Artículo de opinión publicado en el periódico Las Provincias el 3 de diciembre del 2017 por Carmelo Paradinas, Abogado.
«Al mediodía de ayer, mientras esperaba para cruzar un paso de peatones, un taxi se detuvo un par de metros delante de mí. De él bajó mi amigo Enrique Matarranz, lo que me causó gran satisfacción, pues hacía siglos que no le veía. Le llamé alegremente; él se volvió, sorprendido, y con una leve sonrisa, murmuró:
– Se equivoca usted.
Una especie de violenta descarga eléctrica me devolvió a la realidad que, durante un instante, había perdido. Enrique era un buen amigo de mi casa, en Valladolid, con el que, a pesar de la diferencia de edad que nos separaba, tuve un trato muy cordial hace más de cincuenta años. No he vuelto a verle desde entonces. Mucho mayor que yo, como digo, calculé rápidamente que en la actualidad tendría unos ciento veinte años. Claro está que el del taxi no era él, pero yo le había visto con todo detalle, exactamente como le recordaba; incluso aprecié la larga boquilla con que siempre fumaba. Comprendí que durante ese relámpago de tiempo no ya Enrique, sino yo, había rejuvenecido cincuenta años y seguía en mi Valladolid natal. Como, gracias a Dios, mi salud mental es por el momento perfecta, he querido buscar una explicación para este suceso, que me dejó muy mal sabor de boca.
Estas cosas son frecuentes en sueños, pero no estando despierto, a plena luz del día, en un lugar por el que transito a diario, y con una claridad y detalle sobrecogedores. Por alguna desconocida circunstancia, física o psíquica, mi cerebro me había introducido en uno de esos gusanos siderales que, según científicos y autores de ciencia ficción -cada uno en su ámbito-, pueden transportarnos instantáneamente en el tiempo y el espacio, hacia adelante o hacia atrás.
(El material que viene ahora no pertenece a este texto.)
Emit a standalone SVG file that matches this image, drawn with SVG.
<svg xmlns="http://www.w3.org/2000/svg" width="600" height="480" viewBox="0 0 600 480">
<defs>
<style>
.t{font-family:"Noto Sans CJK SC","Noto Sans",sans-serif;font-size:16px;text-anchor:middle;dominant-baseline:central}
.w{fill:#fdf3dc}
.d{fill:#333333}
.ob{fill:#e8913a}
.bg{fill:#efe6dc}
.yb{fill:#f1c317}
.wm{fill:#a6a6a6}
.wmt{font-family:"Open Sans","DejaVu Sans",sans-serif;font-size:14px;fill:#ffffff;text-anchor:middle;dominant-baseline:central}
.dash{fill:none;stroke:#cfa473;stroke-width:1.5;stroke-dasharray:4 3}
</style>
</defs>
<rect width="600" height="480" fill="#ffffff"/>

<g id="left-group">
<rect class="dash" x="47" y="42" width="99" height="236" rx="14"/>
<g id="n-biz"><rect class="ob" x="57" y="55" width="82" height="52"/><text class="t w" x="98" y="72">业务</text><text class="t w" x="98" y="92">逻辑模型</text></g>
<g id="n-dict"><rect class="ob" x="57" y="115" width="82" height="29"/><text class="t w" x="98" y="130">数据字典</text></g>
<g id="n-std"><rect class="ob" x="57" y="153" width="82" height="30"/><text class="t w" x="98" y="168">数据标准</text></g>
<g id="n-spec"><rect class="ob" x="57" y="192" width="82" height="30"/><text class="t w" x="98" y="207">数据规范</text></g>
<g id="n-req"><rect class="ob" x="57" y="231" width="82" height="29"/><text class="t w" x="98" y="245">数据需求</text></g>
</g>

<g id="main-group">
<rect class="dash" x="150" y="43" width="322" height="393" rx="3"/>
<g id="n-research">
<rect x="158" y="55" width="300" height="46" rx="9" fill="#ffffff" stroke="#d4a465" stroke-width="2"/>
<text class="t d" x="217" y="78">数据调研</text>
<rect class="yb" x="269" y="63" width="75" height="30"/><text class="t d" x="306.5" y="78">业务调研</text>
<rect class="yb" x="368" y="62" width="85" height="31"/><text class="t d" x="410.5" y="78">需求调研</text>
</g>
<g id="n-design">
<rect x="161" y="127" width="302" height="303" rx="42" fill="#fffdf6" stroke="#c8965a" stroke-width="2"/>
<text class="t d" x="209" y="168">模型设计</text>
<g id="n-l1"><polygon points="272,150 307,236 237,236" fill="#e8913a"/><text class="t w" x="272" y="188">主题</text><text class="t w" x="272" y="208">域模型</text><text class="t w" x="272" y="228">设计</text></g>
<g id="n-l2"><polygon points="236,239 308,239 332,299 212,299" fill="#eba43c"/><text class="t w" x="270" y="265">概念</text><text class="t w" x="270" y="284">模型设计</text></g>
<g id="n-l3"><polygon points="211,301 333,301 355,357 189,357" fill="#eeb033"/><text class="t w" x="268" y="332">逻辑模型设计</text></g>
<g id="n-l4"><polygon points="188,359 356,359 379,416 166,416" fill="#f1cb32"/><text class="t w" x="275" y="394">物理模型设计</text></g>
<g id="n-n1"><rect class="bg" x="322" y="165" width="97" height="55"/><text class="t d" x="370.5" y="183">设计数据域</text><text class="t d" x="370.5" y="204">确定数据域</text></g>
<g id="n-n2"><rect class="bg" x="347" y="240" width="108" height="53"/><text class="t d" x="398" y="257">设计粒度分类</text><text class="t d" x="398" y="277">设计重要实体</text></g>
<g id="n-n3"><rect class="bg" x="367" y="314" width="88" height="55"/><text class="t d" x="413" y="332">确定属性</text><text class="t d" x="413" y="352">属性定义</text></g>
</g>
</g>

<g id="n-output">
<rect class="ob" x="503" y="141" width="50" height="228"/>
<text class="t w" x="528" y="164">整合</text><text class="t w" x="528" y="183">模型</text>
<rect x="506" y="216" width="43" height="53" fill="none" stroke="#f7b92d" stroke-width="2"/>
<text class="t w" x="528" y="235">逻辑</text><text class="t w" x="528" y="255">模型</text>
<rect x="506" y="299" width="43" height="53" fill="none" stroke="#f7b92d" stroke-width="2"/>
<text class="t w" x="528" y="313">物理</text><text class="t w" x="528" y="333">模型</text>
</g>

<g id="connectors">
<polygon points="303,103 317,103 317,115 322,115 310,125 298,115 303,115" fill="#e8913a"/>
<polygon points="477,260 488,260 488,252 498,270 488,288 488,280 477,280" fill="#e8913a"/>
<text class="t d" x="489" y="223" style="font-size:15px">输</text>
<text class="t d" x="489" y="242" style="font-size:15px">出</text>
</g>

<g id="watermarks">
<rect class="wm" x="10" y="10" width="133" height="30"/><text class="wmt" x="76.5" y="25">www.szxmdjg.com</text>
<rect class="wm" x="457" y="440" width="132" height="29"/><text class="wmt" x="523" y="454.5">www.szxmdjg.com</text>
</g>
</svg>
Y ahí me tienen ustedes, en el Valladolid de hace medio siglo, feliz por un instante, dirigiéndome cara a cara a un buen amigo que lleva muchos años muerto.
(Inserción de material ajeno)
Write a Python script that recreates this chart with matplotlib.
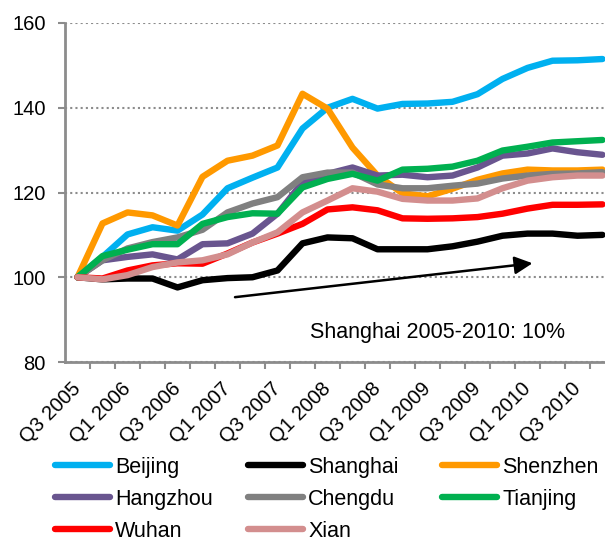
import numpy as np
import matplotlib.pyplot as plt

plt.rcParams['font.family'] = ['Liberation Sans', 'DejaVu Sans']

quarters = ['Q3 2005', 'Q4 2005',
            'Q1 2006', 'Q2 2006', 'Q3 2006', 'Q4 2006',
            'Q1 2007', 'Q2 2007', 'Q3 2007', 'Q4 2007',
            'Q1 2008', 'Q2 2008', 'Q3 2008', 'Q4 2008',
            'Q1 2009', 'Q2 2009', 'Q3 2009', 'Q4 2009',
            'Q1 2010', 'Q2 2010', 'Q3 2010', 'Q4 2010']

beijing  = [100, 104.8, 110.1, 111.8, 111.0, 114.8, 121.0, 123.5, 125.9, 135.1, 140.0,
            142.1, 139.8, 140.9, 141.0, 141.4, 143.2, 146.8, 149.4, 151.1, 151.2, 151.5]
shanghai = [100, 99.5, 99.7, 99.7, 97.6, 99.3, 99.8, 100.0, 101.6, 108.0, 109.4,
            109.2, 106.6, 106.6, 106.6, 107.3, 108.4, 109.8, 110.3, 110.3, 109.8, 110.0]
shenzhen = [100, 112.7, 115.3, 114.6, 112.2, 123.7, 127.5, 128.7, 131.1, 143.3, 139.8,
            130.6, 124.0, 119.8, 119.1, 120.9, 123.0, 124.5, 125.4, 125.2, 125.2, 125.4]
hangzhou = [100, 104.0, 104.8, 105.4, 104.2, 107.8, 108.0, 110.3, 115.0, 122.4, 124.4,
            125.9, 124.0, 124.2, 123.6, 124.0, 125.9, 128.7, 129.2, 130.4, 129.5, 128.9]
chengdu  = [100, 104.0, 106.8, 108.3, 109.4, 111.2, 115.3, 117.4, 118.9, 123.6, 124.7,
            124.7, 121.9, 121.0, 121.0, 121.6, 122.1, 123.3, 124.0, 124.4, 124.5, 124.8]
tianjing = [100, 105.0, 106.5, 107.8, 107.8, 112.6, 114.2, 115.1, 115.0, 121.2, 123.2,
            124.4, 122.8, 125.4, 125.6, 126.1, 127.5, 129.9, 130.8, 131.8, 132.1, 132.4]
wuhan    = [100, 99.7, 101.6, 102.8, 103.3, 103.2, 105.6, 108.2, 110.3, 112.6, 116.0,
            116.5, 115.8, 113.9, 113.8, 113.9, 114.2, 115.0, 116.2, 117.1, 117.1, 117.2]
xian     = [100, 99.5, 100.5, 102.4, 103.5, 104.0, 105.4, 108.2, 110.6, 115.3, 118.1,
            121.0, 120.2, 118.5, 118.1, 118.1, 118.6, 121.0, 122.8, 123.6, 124.0, 124.0]

cities = ['Beijing', 'Shanghai', 'Shenzhen', 'Hangzhou', 'Chengdu', 'Tianjing', 'Wuhan', 'Xian']
series = [beijing, shanghai, shenzhen, hangzhou, chengdu, tianjing, wuhan, xian]
colors = ['#00B0F0', '#000000', '#FF9900', '#69558F', '#808080', '#00B050', '#FF0000', '#D38E8E']

fig = plt.figure(figsize=(6.05, 5.43), dpi=100)
ax = fig.add_axes([65 / 605, 181 / 543, 550 / 605, 339 / 543])

x = np.arange(len(quarters))
lines = []
for name, vals, c in zip(cities, series, colors):
    ln, = ax.plot(x, vals, color=c, lw=4.6, solid_joinstyle='round',
                  solid_capstyle='round', label=name)
    lines.append(ln)

ax.set_xlim(-0.5, len(quarters) - 0.5)
ax.set_ylim(80, 160)
ax.set_yticks([80, 100, 120, 140, 160])
ax.yaxis.grid(True, ls=(0, (1, 1.5)), color='#8c8c8c', lw=1.5)
ax.set_axisbelow(True)

# labels every other quarter, tick marks between categories
ax.set_xticks(x[::2])
ax.set_xticklabels(quarters[::2], rotation=45, ha='right', va='center',
                   rotation_mode='anchor')
ax.set_xticks(x[:-1] + 0.5, minor=True)
ax.tick_params(axis='x', which='major', length=0, pad=17, labelsize=14.5)
ax.tick_params(axis='x', which='minor', length=5, width=1.5, color='#8c8c8c')
ax.tick_params(axis='y', length=5, width=1.5, color='#8c8c8c', pad=9, labelsize=14.5)

for s in ['top', 'right']:
    ax.spines[s].set_visible(False)
for s in ['left', 'bottom']:
    ax.spines[s].set_color('#8c8c8c')
    ax.spines[s].set_linewidth(2)

ax.annotate('', xy=(18.2, 103.3), xytext=(6.3, 95.3),
            arrowprops=dict(arrowstyle='-|>', lw=1.8, color='black',
                            mutation_scale=27, shrinkA=0, shrinkB=0))
ax.text(9.3, 85.6, 'Shanghai 2005-2010: 10%', fontsize=15.5, ha='left', va='baseline')

# one legend per column so the columns sit at equal spacing
col_x = [55, 248, 442]
col_items = [[0, 3, 6], [1, 4, 7], [2, 5]]
for cx, items in zip(col_x, col_items):
    leg = fig.legend([lines[i] for i in items], [cities[i] for i in items],
                     loc='upper left', bbox_to_anchor=(cx / 605, 1 - 457 / 543),
                     frameon=False, fontsize=15.5, handlelength=2.56,
                     handletextpad=0.23, labelspacing=0.5,
                     borderpad=0, borderaxespad=0)
    for h in leg.get_lines():
        h.set_linewidth(4.6)

fig.savefig('out.png', dpi=100)
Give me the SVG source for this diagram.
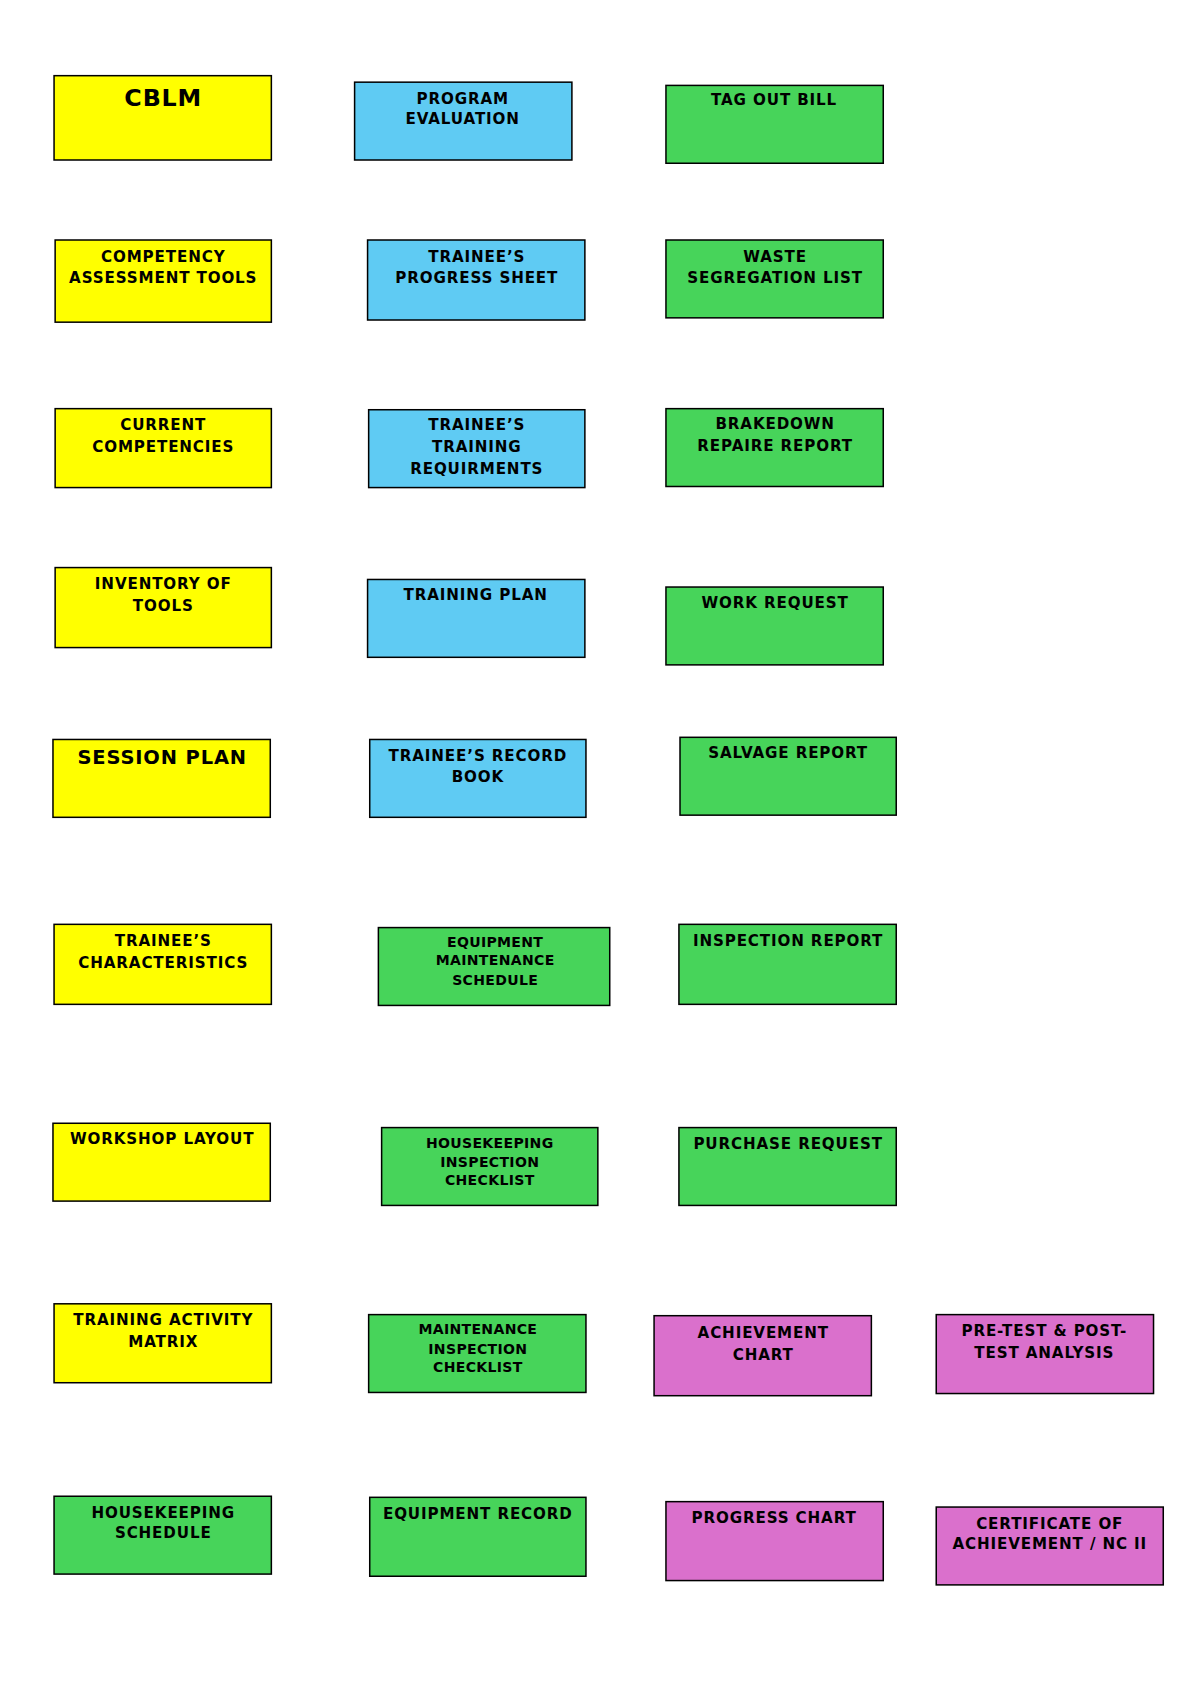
<svg xmlns="http://www.w3.org/2000/svg" width="1200" height="1696" viewBox="0 0 1200 1696">
<style>
rect{stroke:#000;stroke-width:1.4}
.y{fill:#ffff00}.b{fill:#5fcbf3}.g{fill:#47d45a}.p{fill:#da70cc}
text{font-family:"DejaVu Sans",sans-serif;font-weight:bold;font-size:14px;letter-spacing:0.8px;text-anchor:middle;fill:#000}
.s{font-size:13px;letter-spacing:0.3px}
</style>
<rect width="1200" height="1696" fill="#fff" style="stroke:none"/>
<g transform="scale(1.0811)">
<g id="cblm"><rect class="y" x="50" y="70" width="201" height="78"/><text x="151" y="98" style="font-size:22px">CBLM</text></g>
<g id="cat"><rect class="y" x="51" y="222" width="200" height="76"/><text x="151" y="242">COMPETENCY</text><text x="151" y="262">ASSESSMENT TOOLS</text></g>
<g id="cc"><rect class="y" x="51" y="378" width="200" height="73"/><text x="151" y="398">CURRENT</text><text x="151" y="418">COMPETENCIES</text></g>
<g id="inv"><rect class="y" x="51" y="525" width="200" height="74"/><text x="151" y="545">INVENTORY OF</text><text x="151" y="565">TOOLS</text></g>
<g id="sp"><rect class="y" x="49" y="684" width="201" height="72"/><text x="150" y="707" style="font-size:18px">SESSION PLAN</text></g>
<g id="tc"><rect class="y" x="50" y="855" width="201" height="74"/><text x="151" y="875">TRAINEE’S</text><text x="151" y="895">CHARACTERISTICS</text></g>
<g id="wl"><rect class="y" x="49" y="1039" width="201" height="72"/><text x="150" y="1058">WORKSHOP LAYOUT</text></g>
<g id="tam"><rect class="y" x="50" y="1206" width="201" height="73"/><text x="151" y="1226">TRAINING ACTIVITY</text><text x="151" y="1246">MATRIX</text></g>
<g id="hs"><rect class="g" x="50" y="1384" width="201" height="72"/><text x="151" y="1404">HOUSEKEEPING</text><text x="151" y="1423">SCHEDULE</text></g>
<g id="pe"><rect class="b" x="328" y="76" width="201" height="72"/><text x="428" y="96">PROGRAM</text><text x="428" y="115">EVALUATION</text></g>
<g id="tps"><rect class="b" x="340" y="222" width="201" height="74"/><text x="441" y="242">TRAINEE’S</text><text x="441" y="262">PROGRESS SHEET</text></g>
<g id="ttr"><rect class="b" x="341" y="379" width="200" height="72"/><text x="441" y="398">TRAINEE’S</text><text x="441" y="418">TRAINING</text><text x="441" y="438">REQUIRMENTS</text></g>
<g id="tp"><rect class="b" x="340" y="536" width="201" height="72"/><text x="440" y="555">TRAINING PLAN</text></g>
<g id="trb"><rect class="b" x="342" y="684" width="200" height="72"/><text x="442" y="704">TRAINEE’S RECORD</text><text x="442" y="723">BOOK</text></g>
<g id="ems"><rect class="g" x="350" y="858" width="214" height="72"/><text class="s" x="458" y="876">EQUIPMENT</text><text class="s" x="458" y="893">MAINTENANCE</text><text class="s" x="458" y="911">SCHEDULE</text></g>
<g id="hic"><rect class="g" x="353" y="1043" width="200" height="72"/><text class="s" x="453" y="1062">HOUSEKEEPING</text><text class="s" x="453" y="1079">INSPECTION</text><text class="s" x="453" y="1096">CHECKLIST</text></g>
<g id="mic"><rect class="g" x="341" y="1216" width="201" height="72"/><text class="s" x="442" y="1234">MAINTENANCE</text><text class="s" x="442" y="1252">INSPECTION</text><text class="s" x="442" y="1269">CHECKLIST</text></g>
<g id="er"><rect class="g" x="342" y="1385" width="200" height="73"/><text x="442" y="1405">EQUIPMENT RECORD</text></g>
<g id="tob"><rect class="g" x="616" y="79" width="201" height="72"/><text x="716" y="97">TAG OUT BILL</text></g>
<g id="wsl"><rect class="g" x="616" y="222" width="201" height="72"/><text x="717" y="242">WASTE</text><text x="717" y="262">SEGREGATION LIST</text></g>
<g id="brr"><rect class="g" x="616" y="378" width="201" height="72"/><text x="717" y="397">BRAKEDOWN</text><text x="717" y="417">REPAIRE REPORT</text></g>
<g id="wr"><rect class="g" x="616" y="543" width="201" height="72"/><text x="717" y="562">WORK REQUEST</text></g>
<g id="sr"><rect class="g" x="629" y="682" width="200" height="72"/><text x="729" y="701">SALVAGE REPORT</text></g>
<g id="ir"><rect class="g" x="628" y="855" width="201" height="74"/><text x="729" y="875">INSPECTION REPORT</text></g>
<g id="pr"><rect class="g" x="628" y="1043" width="201" height="72"/><text x="729" y="1063">PURCHASE REQUEST</text></g>
<g id="ac"><rect class="p" x="605" y="1217" width="201" height="74"/><text x="706" y="1238">ACHIEVEMENT</text><text x="706" y="1258">CHART</text></g>
<g id="pc"><rect class="p" x="616" y="1389" width="201" height="73"/><text x="716" y="1409">PROGRESS CHART</text></g>
<g id="ptta"><rect class="p" x="866" y="1216" width="201" height="73"/><text x="966" y="1236">PRE-TEST &amp; POST-</text><text x="966" y="1256">TEST ANALYSIS</text></g>
<g id="cert"><rect class="p" x="866" y="1394" width="210" height="72"/><text x="971" y="1414">CERTIFICATE OF</text><text x="971" y="1433">ACHIEVEMENT / NC II</text></g>
<g id="connectors"></g>
</g>
</svg>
Yo sostengo que la vida de una persona no es simplemente el periodo comprendido, de un tirón, entre el nacimiento y la muerte, sino una sucesión de situaciones conexas, es decir, una suma de «vidas parciales». Esto es más difícil de apreciar en quienes han tenido una existencia estable, sosegada, siempre en el mismo lugar, rodeado del mismo ambiente y las mismas personas; y más fácil en las vidas agitadas, acaso aventureras, con escenarios cambiantes. A la postre, en todos los casos llega un momento en que te rodea más lo nuevo que «lo de siempre» que, incluso, en muchos ámbitos puede haber desaparecido. Eso te hace recapitular seriamente, identificar esas vidas parciales y reflexionar.
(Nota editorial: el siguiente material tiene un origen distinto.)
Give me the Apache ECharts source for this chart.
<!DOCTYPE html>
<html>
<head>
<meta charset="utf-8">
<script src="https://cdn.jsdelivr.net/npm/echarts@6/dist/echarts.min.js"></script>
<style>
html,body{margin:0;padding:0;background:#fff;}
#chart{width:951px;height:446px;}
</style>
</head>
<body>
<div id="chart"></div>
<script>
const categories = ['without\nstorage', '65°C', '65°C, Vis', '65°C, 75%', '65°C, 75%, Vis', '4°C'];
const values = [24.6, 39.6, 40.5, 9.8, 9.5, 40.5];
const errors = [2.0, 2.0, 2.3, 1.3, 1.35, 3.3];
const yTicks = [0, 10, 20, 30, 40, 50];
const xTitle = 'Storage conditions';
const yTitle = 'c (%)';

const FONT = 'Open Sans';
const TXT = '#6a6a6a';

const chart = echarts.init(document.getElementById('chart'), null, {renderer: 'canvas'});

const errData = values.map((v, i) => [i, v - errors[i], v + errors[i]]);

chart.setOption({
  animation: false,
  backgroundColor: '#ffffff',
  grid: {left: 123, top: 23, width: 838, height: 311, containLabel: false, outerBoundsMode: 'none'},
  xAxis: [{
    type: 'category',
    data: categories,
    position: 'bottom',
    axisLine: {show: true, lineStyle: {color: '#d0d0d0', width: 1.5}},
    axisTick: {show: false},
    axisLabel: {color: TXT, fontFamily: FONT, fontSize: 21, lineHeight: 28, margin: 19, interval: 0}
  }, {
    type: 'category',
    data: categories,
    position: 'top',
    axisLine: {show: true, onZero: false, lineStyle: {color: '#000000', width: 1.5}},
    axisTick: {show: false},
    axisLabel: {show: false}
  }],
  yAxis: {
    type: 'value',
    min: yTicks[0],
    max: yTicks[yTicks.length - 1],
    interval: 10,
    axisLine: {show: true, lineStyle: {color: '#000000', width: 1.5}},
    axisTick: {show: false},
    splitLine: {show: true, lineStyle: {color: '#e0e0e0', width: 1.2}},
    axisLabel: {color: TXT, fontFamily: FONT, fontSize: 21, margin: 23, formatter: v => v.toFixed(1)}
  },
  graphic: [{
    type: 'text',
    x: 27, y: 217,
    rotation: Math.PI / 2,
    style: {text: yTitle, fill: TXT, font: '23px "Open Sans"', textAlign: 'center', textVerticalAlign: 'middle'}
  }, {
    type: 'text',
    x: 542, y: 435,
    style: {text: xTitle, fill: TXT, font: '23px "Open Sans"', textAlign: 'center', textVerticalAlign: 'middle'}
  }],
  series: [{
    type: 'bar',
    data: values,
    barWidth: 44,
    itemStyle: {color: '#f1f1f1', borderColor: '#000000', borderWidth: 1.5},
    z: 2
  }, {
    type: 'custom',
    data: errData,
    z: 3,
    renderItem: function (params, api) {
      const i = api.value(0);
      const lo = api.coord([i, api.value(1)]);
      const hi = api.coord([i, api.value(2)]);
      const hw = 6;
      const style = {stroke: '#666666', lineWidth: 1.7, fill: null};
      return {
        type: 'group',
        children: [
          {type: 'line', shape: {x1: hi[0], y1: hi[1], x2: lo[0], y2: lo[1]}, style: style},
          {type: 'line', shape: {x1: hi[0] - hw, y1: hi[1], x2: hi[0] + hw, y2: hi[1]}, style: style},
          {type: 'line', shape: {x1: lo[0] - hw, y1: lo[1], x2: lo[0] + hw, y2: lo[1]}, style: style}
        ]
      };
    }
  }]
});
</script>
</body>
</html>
Que las diversas situaciones de la vida sean conexas no significa que sean homogéneas; muy por el contrario, suelen ser muy dispares, de ahí que esa conexión sea dificultosa y no siempre se concluya con éxito. Y esto puede ser muy peligroso, pues la paz interior de la persona depende, en gran parte, del correcto enfoque del proceso. Ninguna de estas vidas parciales debe ser olvidada o postergada, pero tampoco mantenerse constantemente presente en el recuerdo. Ambos caminos conducen a la añoranza, el primero por defecto y el segundo por exceso y la añoranza tiene un pernicioso efecto sobre el presente, que es lo que nos toca vivir. Mi subliminal error de ayer pudo significar que no he cerrado adecuadamente la puerta de aquel periodo y el pasado se coló, no sé si juguetón o perverso, en mi presente.
Naturalmente, el factor más importante que interviene en la sucesión de «vidas parciales» es el humano. Hablando en sentido amplio, el familiar, pues las personas de nuestra vida -«nuestra vidas», si prefieren-, se integran en una serie de familias a las que estamos o hemos estado incorporados; la familia por exelencia, la natural y, en su caso, las generadas por el matrimonio. Pero el concepto de familia es más amplio. En nuestro proceso de identificación y reflexión, apreciamos que en aquella circunstancia de especial dureza, los amigos y compañeros fueron una familia para nosotros. Y en aquella otra tan amarga, los vecinos fueron más familia que la de sangre, que, incluso, llegó a ignorarnos. Y el hombre religioso sabe bien lo arropado que puede llegar a sentirse por la gran familia que son sus hermanos de fe. Ninguna de estas familias, como digo, debe ser olvidada, pues podemos lamentarlo el resto de nuestra existencia.
Quise poner un buen colofón al suceso y como Enrique ya no está entre nosotros, recé una sincera oración por su alma.